Last week, Ash received two more amphorae from Andrew Beckham, owner of Beckham Estate Vineyard in Sherwood, Ore. The winemaker is also a skilled ceramicist who combined his passion for the two arts and became the first commercial producer of terracotta amphorae in North America. When Ash visited his winery this January, she told him about her drive to create more amphora wine and he agreed to commission her two vessels.
"He was gracious enough to put me higher on his list," says Ash, who says his wines are a huge inspiration to her. "He seemed excited about having a boutique winemaker in Texas!"
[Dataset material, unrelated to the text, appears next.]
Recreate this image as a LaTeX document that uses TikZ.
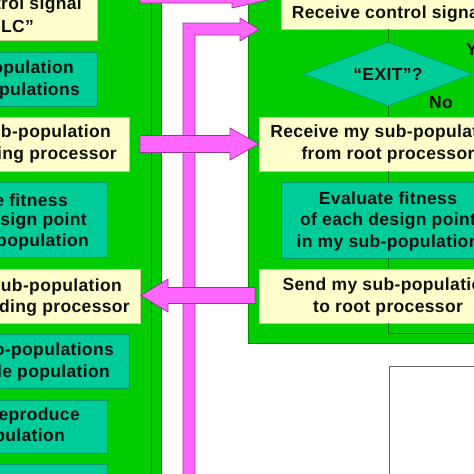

Now three amphorae strong, The Austin Winery has purchased Ash's original vessel. They've produced a 2018 Trebbiano aged in amphora (which, at press time, was almost sold out), a 2019 Grenache Syrah Mourvèdre native ferment (now available) and a 2019 Viognier which was aged both in barrel and in clay, and will be released soon.
Right now, 580 pounds of freshly harvested Albariño grapes fill the Italian clay vessel where Ash agitates the skins, eagerly awaiting fermentation. She admits she's always wanted to try her hand at learning how to make her own amphora but has been intimidated thus far. But now that she's so invested in this unique winemaking style, she's thinking more about getting some hands-on experience with large-scale ceramics.
"I'll have a lot to learn, but I'm willing to do it!" she says.
Judging from the wines she's already putting out, we have no doubt about that.